I will make just one remark with reference to the position of India in connection with the Front Bench. India under the Crown, in her relations with the Governments here, whether Conservative or Liberal, has, in one respect, been very unfortunate as compared with the time of the rule of the Company. When India was ruled by the Company the Company came before the House as before an independent tribunal. Now the Front Bench and the India Office are so much associated and identified that the Front Bench is put in the false position of defending the despotic, secret, and irresponsible India Office in everything they do. The result is, India is not able to get that redress and that independent judgment of an independent tribunal which she got in the time of the Company. This is made much worse by there being no periodical overhauling of the Indian Administration, and the mischief may go on increasing, till, perhaps, a day may come when it is too late to mend. It is of the utmost importance that the affairs of the India Office and the Government of India ought to be examined periodically; for this simple reason: that the House cannot follow the business or events of India from day to day.

The House must have special occasions to study and understand Indian affairs, pass judgment upon them, and introduce necessary reforms. Why should not the Front Bench, as an independent body, sit in judgment upon the India Office, instead of always sitting there in defence of the India Office, no matter whether right or wrong? It is a false position, and injurious to India. We believe that the Government have made a great mistake in interfering and tampering with the currency unnecessarily. We know gentlemen on the Front Bench are against such tampering with it; but they are put in a false position, and they have to defend the very thing they would otherwise not defend.

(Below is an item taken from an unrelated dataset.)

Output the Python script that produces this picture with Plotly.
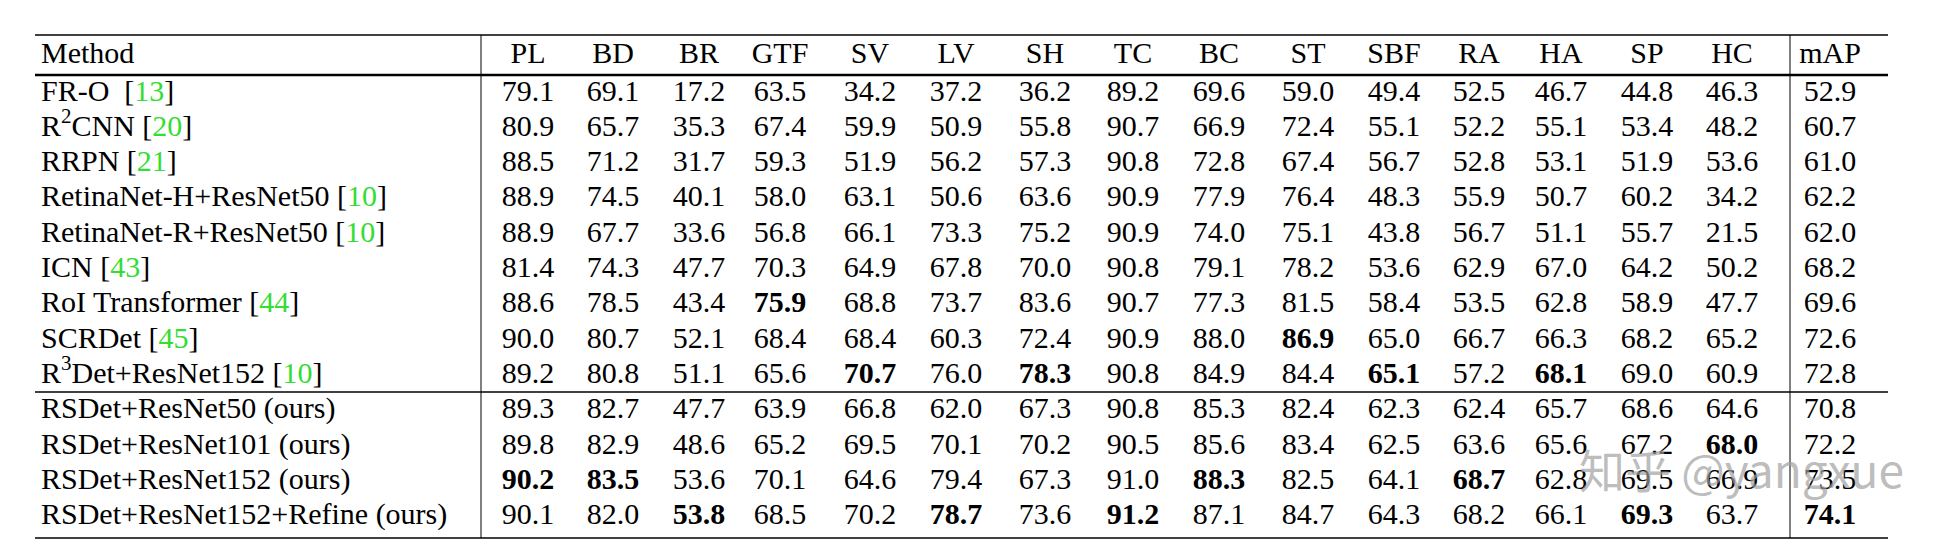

There is no reason whatever why the currency of India should be tampered with while the currency of England should not be tampered with. I hope some plan may be devised by which the Government in England may become an independent tribunal in reference to the conduct of the Government of India, and may hold the Indian Government in check, and control them instead of defending them ​ in everything they do. The present system of Indian administration is in several respects very injurious to India, and whatever is injurious to India must and will be injurious to England.